Riot police deployed to MDC offices

About two dozen police officers in two anti-riot trucks are stationed outside the MDC's Harare offices.

FILE: Zimbabwe Prime Minister and MDC leader Morgan Tsvangirai pictured on March 15, 2013 talking to church leaders about upcoming elections. Picture: AFP/JEKESAI NJIKIZANA

HARARE - Zimbabwean riot police have been deployed to Prime Minister Morgan Tsvangirai's Movement for Democratic Change (MDC) Harare offices.

About two dozen police officers in two anti-riot trucks were stationed outside the building on Thursday afternoon.

The news comes amid claims from current President Robert Mugabe's Zanu-PF that the 89-year-old has won the election with a landslide, despite results not being due out until 5 August.
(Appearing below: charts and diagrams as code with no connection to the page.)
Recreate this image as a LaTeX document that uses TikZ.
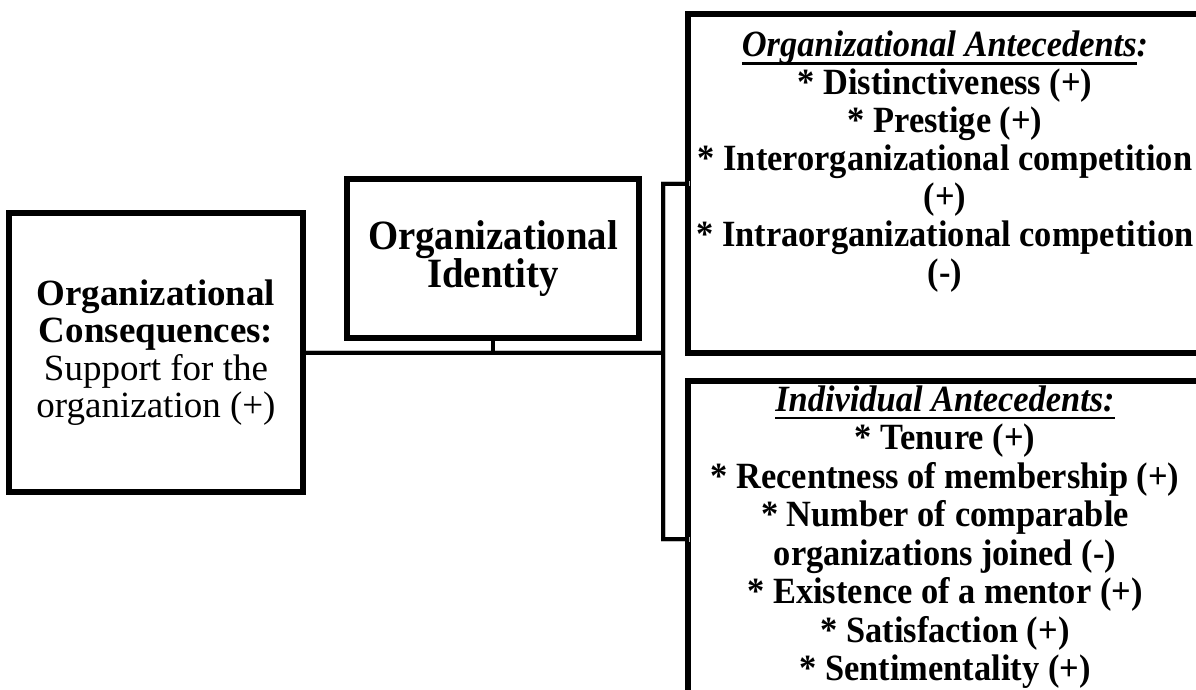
\documentclass[tikz,border=0pt]{standalone}
\usepackage{fontspec}
\setmainfont{Liberation Serif}
% underlined heading with a thick rule
\newcommand\headline[1]{\setbox0=\hbox{#1}\rlap{\rule[-8pt]{\wd0}{2.6pt}}\box0}

\tikzset{
  box/.style={draw=black, line width=4pt, fill=white, inner sep=0pt},
  conn/.style={draw=black, line width=4pt, line cap=rect, line join=miter},
  connshade/.style={draw=black!25, line width=5pt, line cap=rect, line join=miter, shift={(2pt,-3pt)}},
  consfont/.style={font=\fontsize{37}{37.3}\selectfont, align=center},
  identfont/.style={font=\bfseries\fontsize{41.7}{38.5}\selectfont, align=center},
  antfont/.style={font=\bfseries\fontsize{37}{38}\selectfont, align=center},
  indfont/.style={font=\bfseries\fontsize{37}{38.5}\selectfont, align=center},
  narrow/.style={xscale=0.93, transform shape},
}

\begin{document}
\begin{tikzpicture}[x=1pt,y=-1pt]
  % page frame; the right-hand boxes run past its edges
  \useasboundingbox (0,0) rectangle (1196,689);

  % consequence box on the left
  \node[box, consfont, minimum width=292pt, minimum height=277pt] (cons) at (156,352.5)
    {\textbf{Organizational}\\\textbf{Consequences:}\\Support for the\\organization (+)};

  % identity box in the middle
  \node[box, minimum width=290pt, minimum height=157pt] (ident) at (493,258.5) {};
  \begin{scope}[shift={(ident.center)}, narrow]
    \node[identfont] (identtxt) at (0,0) {Organizational\\Identity};
  \end{scope}

  % antecedent boxes on the right
  \node[box, minimum width=516pt, minimum height=337pt, anchor=north west] (organt) at (687,13) {};
  \begin{scope}[shift={(945,162)}, narrow]
    \node[antfont] (orgtxt) at (0,0)
      {\headline{\itshape Organizational Antecedents}\textit{:}\\
       * Distinctiveness (+)\\
       * Prestige (+)\\
       * Interorganizational competition\\
       (+)\\
       * Intraorganizational competition\\
       (-)};
  \end{scope}

  \node[box, minimum width=516pt, minimum height=314pt, anchor=north west] (indant) at (687,380) {};
  \begin{scope}[shift={(945,537)}, narrow]
    \node[indfont] (indtxt) at (0,0)
      {\headline{\itshape Individual Antecedents:}\\
       * Tenure (+)\\
       * Recentness of membership (+)\\
       * Number of comparable\\
       organizations joined (-)\\
       * Existence of a mentor (+)\\
       * Satisfaction (+)\\
       * Sentimentality (+)};
  \end{scope}

  % connector spine
  \coordinate (spine) at (663,352.5);

  % soft shade under the connectors
  \draw[connshade] (cons.east) -- (spine);
  \draw[connshade] (organt.west) -| (spine) |- (indant.west);

  % connectors
  \draw[conn] (cons.east) -- (spine);
  \draw[conn] (ident.south) -- (ident.south |- spine);
  \draw[conn] (organt.west) -| (spine) |- (indant.west);

  % box borders drawn over the shading
  \draw[line width=4pt] (cons.north west) rectangle (cons.south east);
  \draw[line width=4pt] (ident.north west) rectangle (ident.south east);
  \draw[line width=4pt] (organt.north west) rectangle (organt.south east);
  \draw[line width=4pt] (indant.north west) rectangle (indant.south east);
\end{tikzpicture}
\end{document}
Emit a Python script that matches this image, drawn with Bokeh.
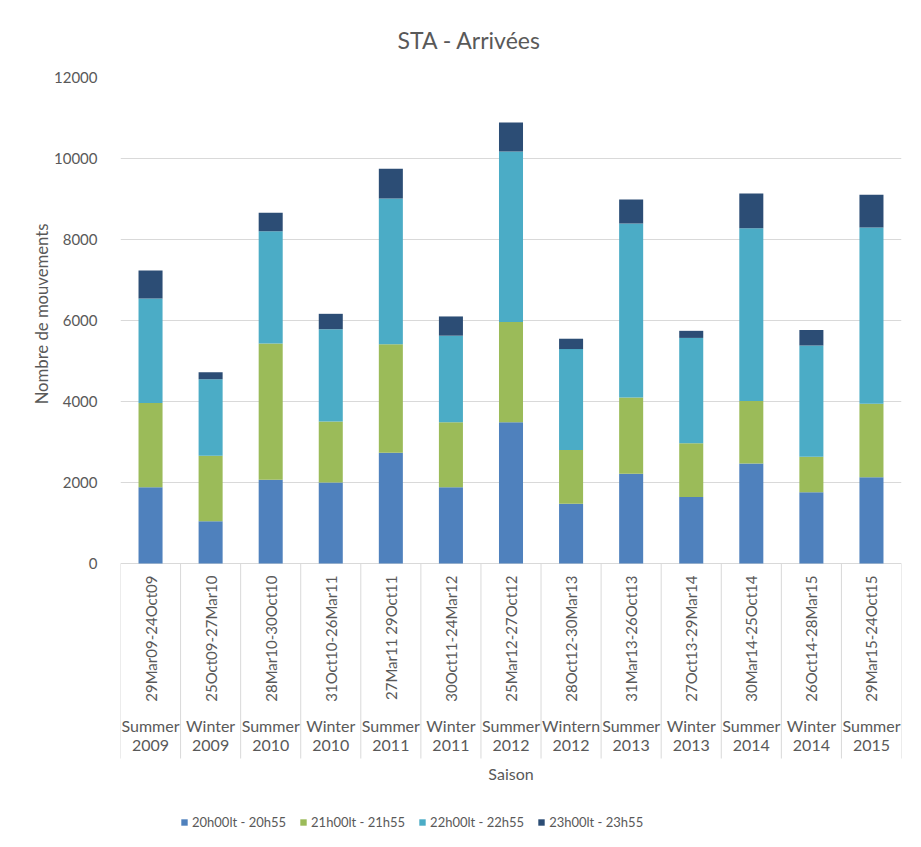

Releasing unofficial results early in Zimbabwe is illegal and police have said they will arrest anybody who makes premature claims.

But a senior source in Mugabe's party, who asked not to be named, said the result was already clear.
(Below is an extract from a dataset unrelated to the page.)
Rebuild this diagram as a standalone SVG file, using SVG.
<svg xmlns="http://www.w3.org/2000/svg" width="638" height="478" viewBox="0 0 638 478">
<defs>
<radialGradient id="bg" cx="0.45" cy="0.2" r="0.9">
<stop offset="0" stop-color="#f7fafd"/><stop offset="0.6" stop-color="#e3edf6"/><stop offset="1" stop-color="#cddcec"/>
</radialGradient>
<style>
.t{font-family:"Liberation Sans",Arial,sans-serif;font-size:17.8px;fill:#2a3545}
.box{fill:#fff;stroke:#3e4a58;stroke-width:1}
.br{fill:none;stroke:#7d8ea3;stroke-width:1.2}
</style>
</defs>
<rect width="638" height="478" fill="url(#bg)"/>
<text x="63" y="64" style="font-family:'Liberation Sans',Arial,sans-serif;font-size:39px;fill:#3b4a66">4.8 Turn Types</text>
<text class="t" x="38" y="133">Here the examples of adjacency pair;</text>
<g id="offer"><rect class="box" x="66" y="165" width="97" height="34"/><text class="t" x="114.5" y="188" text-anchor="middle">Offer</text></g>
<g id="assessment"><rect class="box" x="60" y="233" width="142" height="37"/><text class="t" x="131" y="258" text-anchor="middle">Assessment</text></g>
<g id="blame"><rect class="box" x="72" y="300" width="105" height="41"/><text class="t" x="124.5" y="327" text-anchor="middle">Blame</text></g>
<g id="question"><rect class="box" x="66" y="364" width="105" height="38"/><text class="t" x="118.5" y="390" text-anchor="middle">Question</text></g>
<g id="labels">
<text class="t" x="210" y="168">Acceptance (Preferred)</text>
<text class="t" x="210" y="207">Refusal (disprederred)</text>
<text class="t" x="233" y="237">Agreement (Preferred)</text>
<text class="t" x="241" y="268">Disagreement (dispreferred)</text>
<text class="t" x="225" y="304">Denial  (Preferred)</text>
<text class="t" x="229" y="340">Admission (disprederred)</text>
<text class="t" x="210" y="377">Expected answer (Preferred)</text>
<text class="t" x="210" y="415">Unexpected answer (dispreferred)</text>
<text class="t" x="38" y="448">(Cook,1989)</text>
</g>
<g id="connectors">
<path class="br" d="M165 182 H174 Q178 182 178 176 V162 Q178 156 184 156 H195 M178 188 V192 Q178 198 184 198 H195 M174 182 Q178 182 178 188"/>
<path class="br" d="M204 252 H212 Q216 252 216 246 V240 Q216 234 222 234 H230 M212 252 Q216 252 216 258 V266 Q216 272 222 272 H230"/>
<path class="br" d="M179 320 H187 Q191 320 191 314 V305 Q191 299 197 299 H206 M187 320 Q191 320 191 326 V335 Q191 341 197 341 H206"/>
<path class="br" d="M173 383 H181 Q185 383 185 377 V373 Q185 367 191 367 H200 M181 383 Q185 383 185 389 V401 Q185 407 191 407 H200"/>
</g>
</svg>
"We've taken this election. We've buried the MDC. We never had any doubt that we were going to win," the source told Reuters by phone.

Tsvangirai struck back at a press conference, calling the poll a fraud.

He labelled the election in Zimbabwe "a major farce" that has once again short-changed the people of his nation.

He says the MDC has picked up countless problems in the election process, listing examples such as "the abuse of facilities of voter registration slips," "militarisation of the electoral process" and a "lack of transparency in the printing of over 35 percent of ballots."

He says the people of Zimbabwe will be the ones who suffer most.

"They will have to bear the economic, political and social consequences undertaken by Mugabe and the Zanu-PF."

The riot police arrived at the offices shortly after Tsvangirai's comments.


Meanwhile, a group of SADC observers has confirmed that incorrect papers were discovered in ballot boxes.

The statement from the SADC's Election Support Network (ESN) is the first indication from observers at the elections of having seen fraud.

However, journalists at the press conference were preoccupied with the earlier assertions that voting took place peacefully.

SADC ESN head Steven Duwa wouldn't be drawn to comment on findings of local observers that the process is compromised because of the disenfranchisement of rural voters.

He said their report is based on the observations of their own people in the field.

It will be fed into SADC and African Union structures to ensure improvements in future Zimbabwe elections.

The MDC will reportedly hold an emergency meeting later on Thursday.